Koestler’s brandies, the spasms of irritation and of exasperated sarcasm which could chill and humiliate those nearest to him had their legitimate source. “A happy man.” remarks Mikes, “was a strange curiosity, almost a mystery for him.” How could a thinking, a feeling man or woman be happy amid the bestial follies, the waste, the suicidal blindness of contemporary history? To Arthur Koestler, official rationalism was complacency and an unacceptable pose. Was it really possible to found liberal politics on some fiction of reason, to pursue science on some unexamined basis of positivism, when the real world was so manifestly in the grip of inhuman, inexplicable impulses? If after the early nineteen-fifties Koestler ceased from intervening publicly in political debates (he abstained even at the moment of the Soviet invasion of Hungary), it was out of bleakness. Where they spoke out, the voices of reason were mocked.

Yet on good days Koestler radiated a rare passion for life, a deep merriment in the face of the unknown. He seemed to exemplify Nietzsche’s insight that there is in men and women a motivation stronger even than love or hatred or fear. It is that of being interested—in a body of knowledge, in a problem, in a hobby, in tomorrow’s newspaper. Koestler was supremely interested. I imagine that he arranged his appointment with death with that same watchful, challenging art of attention which he had lavished on literature and the sciences, on politics and psychology, on the lost tribes of Israel and French cooking.

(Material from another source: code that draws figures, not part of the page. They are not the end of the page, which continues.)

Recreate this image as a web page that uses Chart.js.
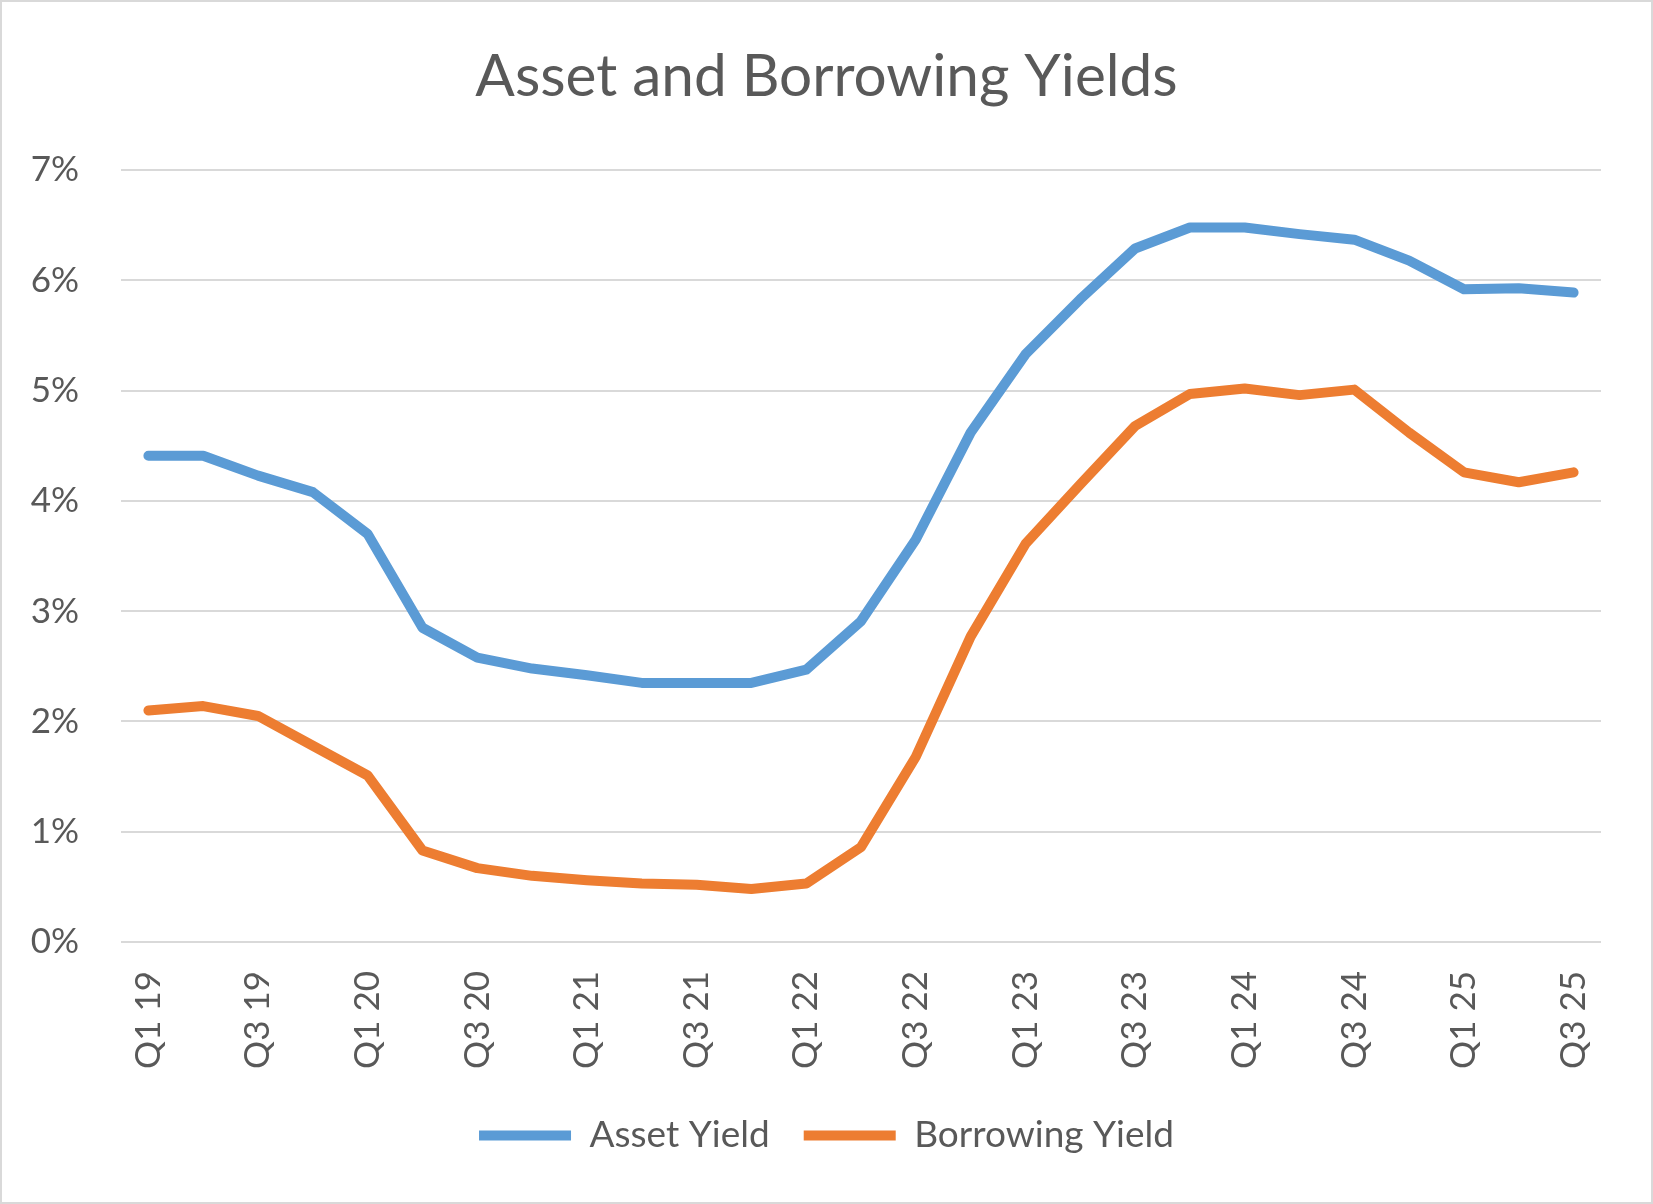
<!DOCTYPE html>
<html>
<head>
<meta charset="utf-8">
<script src="https://cdn.jsdelivr.net/npm/chart.js@4/dist/chart.umd.min.js"></script>
<style>
  html, body { margin: 0; padding: 0; background: #fff; }
  canvas { display: block; }
</style>
</head>
<body>
<canvas id="yieldChart" width="1653" height="1204"></canvas>
<script>
// quarters, Q1 19 .. Q3 25
const quarters = [
  'Q1 19', 'Q2 19', 'Q3 19', 'Q4 19',
  'Q1 20', 'Q2 20', 'Q3 20', 'Q4 20',
  'Q1 21', 'Q2 21', 'Q3 21', 'Q4 21',
  'Q1 22', 'Q2 22', 'Q3 22', 'Q4 22',
  'Q1 23', 'Q2 23', 'Q3 23', 'Q4 23',
  'Q1 24', 'Q2 24', 'Q3 24', 'Q4 24',
  'Q1 25', 'Q2 25', 'Q3 25'
];

// values in percent
const assetYield = [
  4.41, 4.41, 4.23, 4.08,
  3.70, 2.85, 2.58, 2.48,
  2.42, 2.35, 2.35, 2.35,
  2.47, 2.91, 3.65, 4.62,
  5.33, 5.83, 6.29, 6.48,
  6.48, 6.42, 6.37, 6.18,
  5.92, 5.93, 5.89
];

const borrowingYield = [
  2.10, 2.14, 2.05, 1.78,
  1.51, 0.83, 0.67, 0.60,
  0.56, 0.53, 0.52, 0.48,
  0.53, 0.86, 1.68, 2.77,
  3.61, 4.15, 4.68, 4.97,
  5.02, 4.96, 5.01, 4.62,
  4.26, 4.17, 4.26
];

const yTicks = [0, 1, 2, 3, 4, 5, 6, 7];

const textColor = '#595959';
const gridColor = '#d9d9d9';

// white background + thin frame like the exported chart
const frame = {
  id: 'frame',
  beforeDraw(chart) {
    const ctx = chart.ctx;
    ctx.save();
    ctx.fillStyle = '#ffffff';
    ctx.fillRect(0, 0, chart.width, chart.height);
    ctx.strokeStyle = gridColor;
    ctx.lineWidth = 2;
    ctx.strokeRect(1, 1, chart.width - 2, chart.height - 2);
    ctx.restore();
  }
};

const ctx = document.getElementById('yieldChart').getContext('2d');

const chart = new Chart(ctx, {
  type: 'line',
  data: {
    labels: quarters,
    datasets: [{
      label: 'Asset Yield',
      data: assetYield,
      borderColor: '#5b9bd5',
      backgroundColor: '#5b9bd5',
      borderWidth: 10,
      borderCapStyle: 'round',
      borderJoinStyle: 'round',
      pointRadius: 0,
      tension: 0,
      fill: false
    }, {
      label: 'Borrowing Yield',
      data: borrowingYield,
      borderColor: '#ed7d31',
      backgroundColor: '#ed7d31',
      borderWidth: 10,
      borderCapStyle: 'round',
      borderJoinStyle: 'round',
      pointRadius: 0,
      tension: 0,
      fill: false
    }]
  },
  options: {
    responsive: false,
    animation: false,
    layout: {
      padding: { top: 10, left: 20, right: 20, bottom: 40 }
    },
    plugins: {
      title: {
        display: true,
        text: 'Asset and Borrowing Yields',
        color: textColor,
        font: { family: 'Lato', size: 58.5, weight: 'normal', lineHeight: 1.2 },
        padding: { top: 32, bottom: 58 }
      },
      legend: {
        position: 'bottom',
        labels: {
          color: textColor,
          font: { family: 'Lato', size: 37 },
          usePointStyle: true,
          pointStyle: 'line',
          pointStyleWidth: 92,
          boxHeight: 10,
          padding: 34
        }
      },
      tooltip: { enabled: false }
    },
    scales: {
      x: {
        offset: true,
        grid: { display: false, drawTicks: false },
        border: { display: false },
        ticks: {
          autoSkip: false,
          minRotation: 90,
          maxRotation: 90,
          padding: 29,
          color: textColor,
          font: { family: 'Lato', size: 35 },
          callback: function (value, index) {
            return index % 2 === 0 ? quarters[index] : '';
          }
        },
        afterFit: function (scale) { scale.height = 141; }
      },
      y: {
        min: yTicks[0],
        max: yTicks[yTicks.length - 1],
        grid: { color: gridColor, lineWidth: 2, drawTicks: false },
        border: { display: false },
        afterBuildTicks: function (scale) {
          scale.ticks = yTicks.map(v => ({ value: v }));
        },
        ticks: {
          padding: 42,
          color: textColor,
          font: { family: 'Lato', size: 35 },
          callback: function (value) { return value + '%'; }
        },
        afterFit: function (scale) { scale.width = 101; }
      },
      // empty right-hand gutter so title and legend stay centred on the page
      gutter: {
        type: 'linear',
        position: 'right',
        grid: { display: false, drawTicks: false },
        border: { display: false },
        ticks: { display: false },
        afterFit: function (scale) { scale.width = 32; }
      }
    }
  },
  plugins: [frame]
});
</script>
</body>
</html>
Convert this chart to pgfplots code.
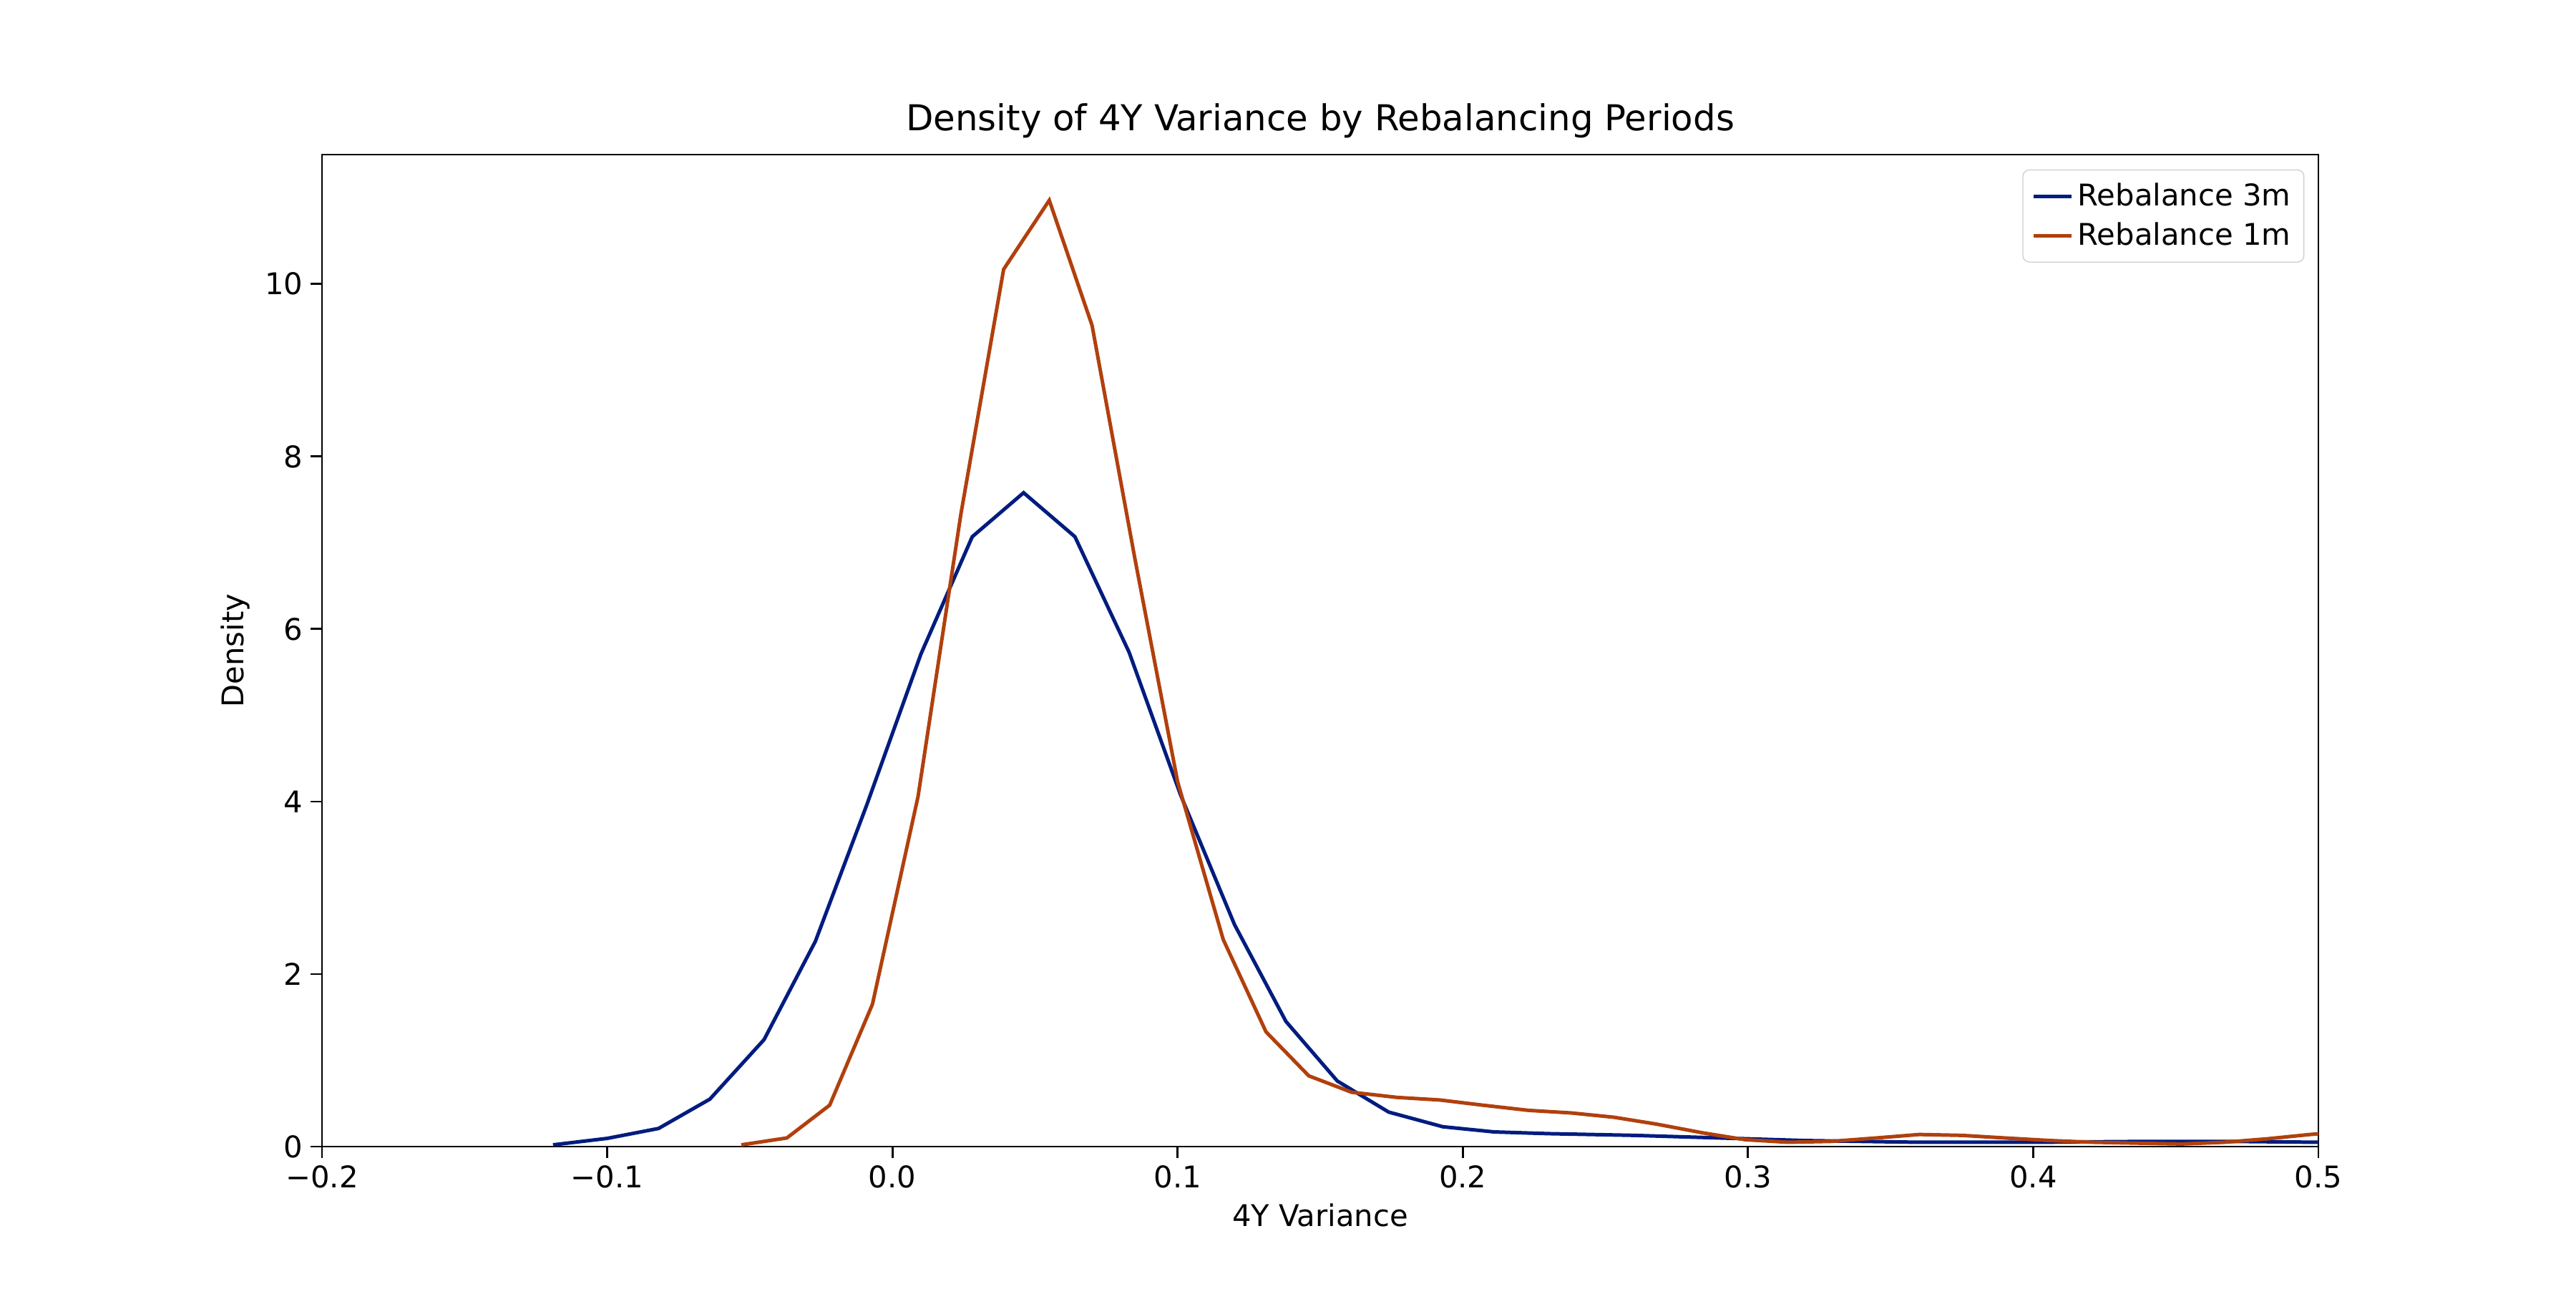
\documentclass[border=0pt]{standalone}
\usepackage{pgfplots}
\pgfplotsset{compat=1.18}
\usepackage{fontspec}
\setmainfont{DejaVu Sans}
\definecolor{cblue}{HTML}{001C7F}
\definecolor{corange}{HTML}{B1400D}
\begin{document}
\begin{tikzpicture}
\begin{axis}[
  scale only axis, width=12.4in, height=6.16in,
  xmin=-0.2, xmax=0.5, ymin=0, ymax=11.5,
  xtick={-0.2,-0.1,0,0.1,0.2,0.3,0.4,0.5},
  xticklabels={−0.2,−0.1,0.0,0.1,0.2,0.3,0.4,0.5},
  ytick={0,2,4,6,8,10},
  /pgf/number format/assume math mode=true,
  tick align=outside, tick style={black, line width=0.9pt}, major tick length=5pt,
  axis line style={line width=0.9pt},
  xtick pos=bottom, ytick pos=left,
  ticklabel style={font=\fontsize{13.4}{16}\selectfont},
  title={Density of 4Y Variance by Rebalancing Periods},
  title style={font=\fontsize{16}{19}\selectfont, yshift=-2pt},
  xlabel={4Y Variance}, ylabel={Density},
  label style={font=\fontsize{13.4}{16}\selectfont},
  legend style={at={(0.993,0.985)}, anchor=north east, font=\fontsize{13.4}{16}\selectfont, draw=gray!40, rounded corners=3pt, row sep=2pt, inner sep=4pt},
  legend cell align=left,
  every axis plot/.append style={line width=1.6pt},
]
\addplot[cblue] coordinates {
(-0.119,0.02) (-0.100,0.095) (-0.082,0.21) (-0.064,0.55) (-0.045,1.24) (-0.027,2.38)
(-0.009,3.96) (0.010,5.71) (0.028,7.07) (0.046,7.58) (0.064,7.07) (0.083,5.73)
(0.101,4.08) (0.120,2.57) (0.138,1.45) (0.156,0.76) (0.174,0.40) (0.193,0.23)
(0.211,0.17) (0.230,0.15) (0.26,0.13) (0.29,0.10) (0.32,0.07) (0.36,0.05) (0.40,0.05) (0.44,0.06) (0.47,0.06) (0.50,0.05)};
\addlegendentry{Rebalance 3m}
\addplot[corange] coordinates {
(-0.053,0.02) (-0.037,0.1) (-0.022,0.48) (-0.007,1.65) (0.009,4.06) (0.024,7.33)
(0.039,10.17) (0.055,10.97) (0.070,9.52) (0.085,6.82) (0.100,4.23) (0.116,2.4)
(0.131,1.33) (0.146,0.82) (0.161,0.63) (0.177,0.57) (0.192,0.54) (0.207,0.48)
(0.223,0.42) (0.238,0.39) (0.253,0.34) (0.268,0.26) (0.284,0.16) (0.299,0.08)
(0.314,0.05) (0.329,0.06) (0.345,0.1) (0.36,0.14) (0.375,0.13) (0.39,0.1)
(0.406,0.07) (0.421,0.05) (0.436,0.04) (0.452,0.03) (0.467,0.05) (0.482,0.09) (0.497,0.14) (0.512,0.18)};
\addlegendentry{Rebalance 1m}
\end{axis}
\useasboundingbox ([xshift=-2in,yshift=-0.88in]current axis.south west) rectangle ([xshift=1.6in,yshift=0.96in]current axis.north east);
\end{tikzpicture}
\end{document}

George Mikes, himself a Hungarian exile, is too modest about his own many skills and achievements. He is the author of that classic tract “How to Be an Alien” and of a whole number of delightful books on the perils of modern times. This is a wise and a witty portrait of one to whom he meant much. Let me, just for the record, amend a story as Mikes tells it. Koestler had an eagle’s aerie of a house at Alpbach, in the Austrian mountains. During a summer colloquium there, he asked me to bring him into contact with a minor Hungarian official who was taking part in the proceedings. The three of us met at nightfall across a café table. Rather abruptly, Koestler asked if it would be possible for him to revisit Budapest and stand once more on native ground. After some thought, the Hungarian said that such a homecoming would be a veritable triumph for Koestler, and that the regime would give him discreet welcome. But he also said that Koestler’s name stood high on a very short list (it also included Silone) of those whom the Soviet authorities so loathed that they might come after them even in Budapest. His safety could not be absolutely guaranteed. The K.G.B. had a way of crossing borders. As Koestler and I walked back to his house, under a tumult of stars and in the clear mountain air, I said to him that to be on that list seemed to me a greater distinction than either a Nobel or a Fellowship of the Royal Society. He stopped short, gave me a characteristic side glance, and said nothing. But he seemed, momentarily, at peace.